> What is required
For the entries below, copy exactly the line that contains "Write the Plotly code for this chart." through the line that contains "import plotly.graph_objects as go", both ends included, and exclude all pictures.

> Rows from a dataset of charts and code
-- Start --
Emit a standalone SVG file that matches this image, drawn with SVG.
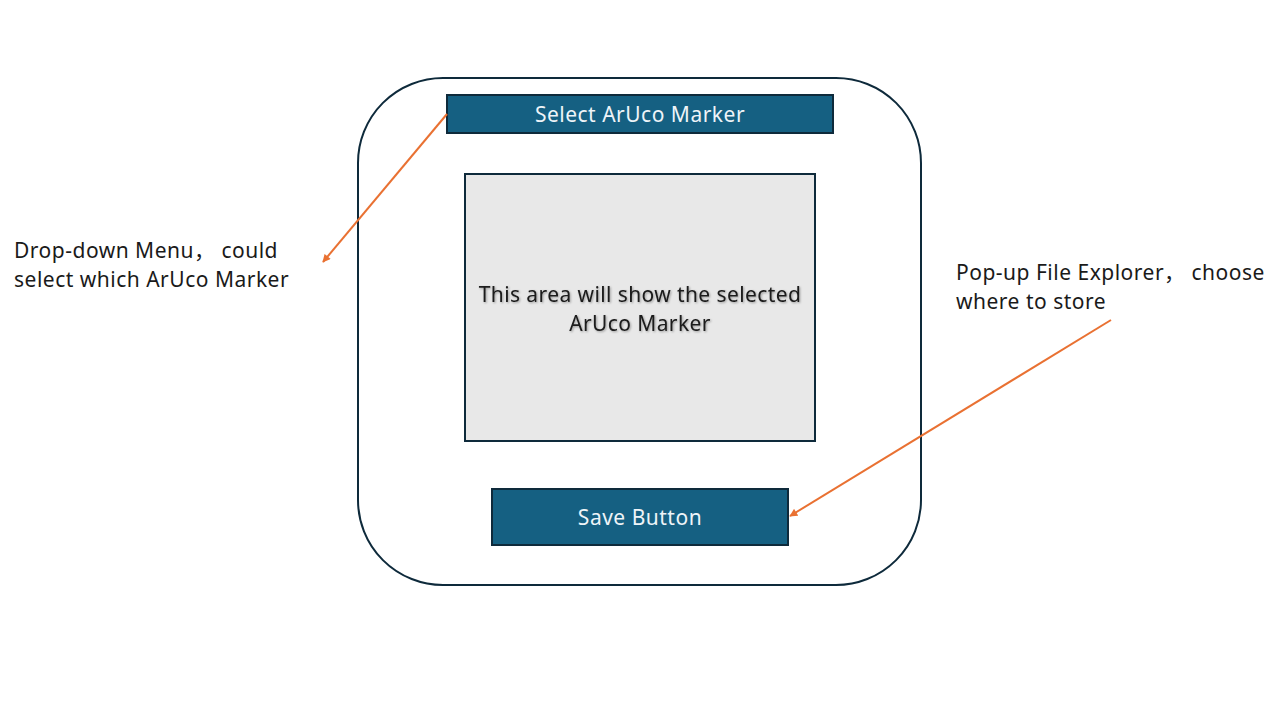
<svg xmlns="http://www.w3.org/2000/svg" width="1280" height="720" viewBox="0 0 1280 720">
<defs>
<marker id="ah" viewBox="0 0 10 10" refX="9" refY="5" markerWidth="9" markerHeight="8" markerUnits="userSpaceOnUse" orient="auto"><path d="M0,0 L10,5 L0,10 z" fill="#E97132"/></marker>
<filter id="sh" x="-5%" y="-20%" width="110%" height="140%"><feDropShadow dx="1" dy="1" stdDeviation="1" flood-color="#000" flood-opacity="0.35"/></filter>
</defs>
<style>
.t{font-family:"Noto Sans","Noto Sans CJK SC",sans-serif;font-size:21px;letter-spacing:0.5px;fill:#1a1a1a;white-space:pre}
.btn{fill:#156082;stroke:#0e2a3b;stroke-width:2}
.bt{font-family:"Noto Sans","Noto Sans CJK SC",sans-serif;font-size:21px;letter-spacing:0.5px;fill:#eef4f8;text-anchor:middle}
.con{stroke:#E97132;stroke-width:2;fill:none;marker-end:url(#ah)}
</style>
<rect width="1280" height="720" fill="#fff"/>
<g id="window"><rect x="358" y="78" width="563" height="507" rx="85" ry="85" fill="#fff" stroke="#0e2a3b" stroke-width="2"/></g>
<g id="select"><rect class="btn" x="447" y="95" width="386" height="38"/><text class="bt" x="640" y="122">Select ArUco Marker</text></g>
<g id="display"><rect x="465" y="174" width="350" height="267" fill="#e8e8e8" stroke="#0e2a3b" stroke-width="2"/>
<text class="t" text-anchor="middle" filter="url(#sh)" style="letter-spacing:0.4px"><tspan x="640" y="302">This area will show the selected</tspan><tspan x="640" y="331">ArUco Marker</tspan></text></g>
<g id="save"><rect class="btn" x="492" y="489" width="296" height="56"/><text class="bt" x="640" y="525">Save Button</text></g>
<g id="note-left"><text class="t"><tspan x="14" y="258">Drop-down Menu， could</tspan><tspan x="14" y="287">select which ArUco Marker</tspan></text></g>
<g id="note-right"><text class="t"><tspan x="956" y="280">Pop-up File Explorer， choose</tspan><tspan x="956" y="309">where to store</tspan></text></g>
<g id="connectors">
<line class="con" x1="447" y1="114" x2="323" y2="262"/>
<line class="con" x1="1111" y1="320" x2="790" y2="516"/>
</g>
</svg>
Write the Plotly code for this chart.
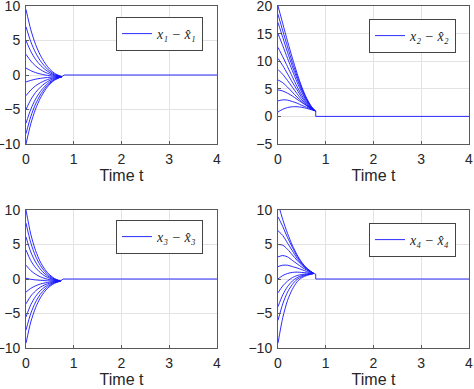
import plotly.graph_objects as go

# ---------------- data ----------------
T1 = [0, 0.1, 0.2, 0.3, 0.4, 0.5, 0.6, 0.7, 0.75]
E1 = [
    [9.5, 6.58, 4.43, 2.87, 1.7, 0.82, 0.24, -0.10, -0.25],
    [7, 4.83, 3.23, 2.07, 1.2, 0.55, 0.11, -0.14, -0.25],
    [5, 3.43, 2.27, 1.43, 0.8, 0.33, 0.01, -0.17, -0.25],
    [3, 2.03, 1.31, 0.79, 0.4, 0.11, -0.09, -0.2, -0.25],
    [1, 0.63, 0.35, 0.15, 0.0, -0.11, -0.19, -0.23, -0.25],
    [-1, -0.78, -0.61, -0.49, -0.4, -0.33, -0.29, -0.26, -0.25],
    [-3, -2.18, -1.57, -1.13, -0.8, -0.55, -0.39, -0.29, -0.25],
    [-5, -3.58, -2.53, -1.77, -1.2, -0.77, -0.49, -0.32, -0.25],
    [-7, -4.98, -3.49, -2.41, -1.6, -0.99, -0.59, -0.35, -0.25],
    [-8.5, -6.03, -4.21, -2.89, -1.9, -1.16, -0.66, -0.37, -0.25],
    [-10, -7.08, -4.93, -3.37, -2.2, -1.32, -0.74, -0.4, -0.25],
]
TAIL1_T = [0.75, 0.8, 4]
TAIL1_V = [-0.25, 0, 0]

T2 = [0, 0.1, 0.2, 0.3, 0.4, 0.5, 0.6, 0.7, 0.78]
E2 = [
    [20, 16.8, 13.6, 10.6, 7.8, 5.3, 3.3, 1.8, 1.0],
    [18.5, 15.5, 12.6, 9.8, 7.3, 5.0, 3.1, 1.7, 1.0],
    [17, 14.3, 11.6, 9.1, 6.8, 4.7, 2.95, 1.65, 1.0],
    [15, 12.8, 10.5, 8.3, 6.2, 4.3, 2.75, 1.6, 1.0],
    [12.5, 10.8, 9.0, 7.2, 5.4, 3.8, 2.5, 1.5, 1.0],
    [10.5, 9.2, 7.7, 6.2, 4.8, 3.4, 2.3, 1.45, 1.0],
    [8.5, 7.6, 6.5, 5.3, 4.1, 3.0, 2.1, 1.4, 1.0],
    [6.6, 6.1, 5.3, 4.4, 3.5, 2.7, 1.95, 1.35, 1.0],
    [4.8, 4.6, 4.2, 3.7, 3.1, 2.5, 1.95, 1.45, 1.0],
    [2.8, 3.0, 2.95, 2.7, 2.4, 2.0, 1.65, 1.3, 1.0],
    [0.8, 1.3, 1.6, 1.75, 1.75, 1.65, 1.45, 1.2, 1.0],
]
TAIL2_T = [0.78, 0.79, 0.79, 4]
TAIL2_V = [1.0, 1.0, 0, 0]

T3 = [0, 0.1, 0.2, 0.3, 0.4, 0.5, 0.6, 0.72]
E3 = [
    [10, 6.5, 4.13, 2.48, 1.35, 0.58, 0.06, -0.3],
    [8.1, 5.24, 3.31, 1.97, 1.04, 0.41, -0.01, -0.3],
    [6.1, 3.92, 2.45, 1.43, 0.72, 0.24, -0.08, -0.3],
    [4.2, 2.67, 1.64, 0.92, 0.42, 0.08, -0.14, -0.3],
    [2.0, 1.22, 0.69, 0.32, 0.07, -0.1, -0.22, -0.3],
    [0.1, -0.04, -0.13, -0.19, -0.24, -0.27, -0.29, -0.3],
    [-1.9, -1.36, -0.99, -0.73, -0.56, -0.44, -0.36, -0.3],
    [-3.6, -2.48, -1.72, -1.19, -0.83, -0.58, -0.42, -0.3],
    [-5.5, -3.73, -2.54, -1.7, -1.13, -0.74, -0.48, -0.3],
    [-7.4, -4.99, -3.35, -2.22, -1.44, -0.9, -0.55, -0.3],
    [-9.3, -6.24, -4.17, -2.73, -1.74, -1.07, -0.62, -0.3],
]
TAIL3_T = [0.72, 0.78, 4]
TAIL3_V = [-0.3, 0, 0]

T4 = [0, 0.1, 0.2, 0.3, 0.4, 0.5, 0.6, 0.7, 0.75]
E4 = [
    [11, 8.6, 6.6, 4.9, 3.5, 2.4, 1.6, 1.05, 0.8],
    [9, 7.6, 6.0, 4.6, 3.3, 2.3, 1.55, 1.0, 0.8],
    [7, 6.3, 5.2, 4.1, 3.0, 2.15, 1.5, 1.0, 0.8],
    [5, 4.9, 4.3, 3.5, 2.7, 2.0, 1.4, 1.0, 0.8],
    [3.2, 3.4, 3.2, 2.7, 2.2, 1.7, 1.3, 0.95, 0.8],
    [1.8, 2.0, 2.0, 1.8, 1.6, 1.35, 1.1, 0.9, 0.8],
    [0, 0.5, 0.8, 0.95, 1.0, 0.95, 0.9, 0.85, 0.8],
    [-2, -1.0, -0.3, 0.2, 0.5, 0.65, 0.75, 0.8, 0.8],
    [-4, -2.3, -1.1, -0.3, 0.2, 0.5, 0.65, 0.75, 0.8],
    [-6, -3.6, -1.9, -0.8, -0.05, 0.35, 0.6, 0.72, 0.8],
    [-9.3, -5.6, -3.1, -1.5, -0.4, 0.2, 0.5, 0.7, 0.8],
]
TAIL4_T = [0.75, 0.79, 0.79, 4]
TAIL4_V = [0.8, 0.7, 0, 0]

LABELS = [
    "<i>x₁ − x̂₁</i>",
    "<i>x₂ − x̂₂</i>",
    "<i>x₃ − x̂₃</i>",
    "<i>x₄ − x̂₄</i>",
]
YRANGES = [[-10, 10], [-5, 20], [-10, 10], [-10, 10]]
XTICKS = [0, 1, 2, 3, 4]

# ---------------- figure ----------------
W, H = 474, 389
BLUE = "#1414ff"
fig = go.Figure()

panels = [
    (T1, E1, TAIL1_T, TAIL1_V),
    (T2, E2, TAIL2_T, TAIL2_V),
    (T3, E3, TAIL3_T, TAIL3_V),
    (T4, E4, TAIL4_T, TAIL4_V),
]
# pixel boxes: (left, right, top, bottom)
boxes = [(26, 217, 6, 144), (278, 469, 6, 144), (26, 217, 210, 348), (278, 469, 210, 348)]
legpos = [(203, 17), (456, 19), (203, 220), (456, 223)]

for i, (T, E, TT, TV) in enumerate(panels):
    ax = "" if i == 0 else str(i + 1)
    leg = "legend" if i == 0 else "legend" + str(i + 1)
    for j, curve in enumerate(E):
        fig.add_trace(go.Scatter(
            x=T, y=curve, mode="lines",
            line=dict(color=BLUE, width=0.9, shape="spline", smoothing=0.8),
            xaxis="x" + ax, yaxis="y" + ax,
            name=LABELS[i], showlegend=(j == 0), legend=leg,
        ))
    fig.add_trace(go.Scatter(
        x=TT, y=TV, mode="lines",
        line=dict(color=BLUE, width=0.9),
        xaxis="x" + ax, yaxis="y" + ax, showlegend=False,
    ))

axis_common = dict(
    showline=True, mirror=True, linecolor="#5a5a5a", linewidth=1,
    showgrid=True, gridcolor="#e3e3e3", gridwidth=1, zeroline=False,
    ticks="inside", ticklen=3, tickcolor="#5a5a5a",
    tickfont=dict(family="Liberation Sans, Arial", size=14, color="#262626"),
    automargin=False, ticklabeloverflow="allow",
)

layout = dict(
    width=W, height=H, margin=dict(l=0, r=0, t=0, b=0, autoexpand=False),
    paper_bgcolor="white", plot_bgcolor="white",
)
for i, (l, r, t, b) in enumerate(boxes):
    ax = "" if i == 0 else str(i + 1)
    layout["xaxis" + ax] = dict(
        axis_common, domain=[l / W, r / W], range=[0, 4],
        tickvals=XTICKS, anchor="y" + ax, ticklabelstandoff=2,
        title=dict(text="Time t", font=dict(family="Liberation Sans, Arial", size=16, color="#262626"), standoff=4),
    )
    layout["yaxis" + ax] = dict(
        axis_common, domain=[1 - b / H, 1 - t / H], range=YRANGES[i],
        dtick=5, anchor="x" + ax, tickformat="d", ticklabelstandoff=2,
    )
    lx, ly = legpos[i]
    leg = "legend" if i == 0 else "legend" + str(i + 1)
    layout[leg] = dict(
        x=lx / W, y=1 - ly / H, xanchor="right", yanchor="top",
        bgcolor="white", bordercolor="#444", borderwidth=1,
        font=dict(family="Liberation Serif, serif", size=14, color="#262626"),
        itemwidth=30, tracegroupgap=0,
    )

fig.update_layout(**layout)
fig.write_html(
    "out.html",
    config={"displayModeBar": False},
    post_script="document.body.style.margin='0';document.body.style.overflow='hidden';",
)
-- End --
> Response
Write the Plotly code for this chart.
import plotly.graph_objects as go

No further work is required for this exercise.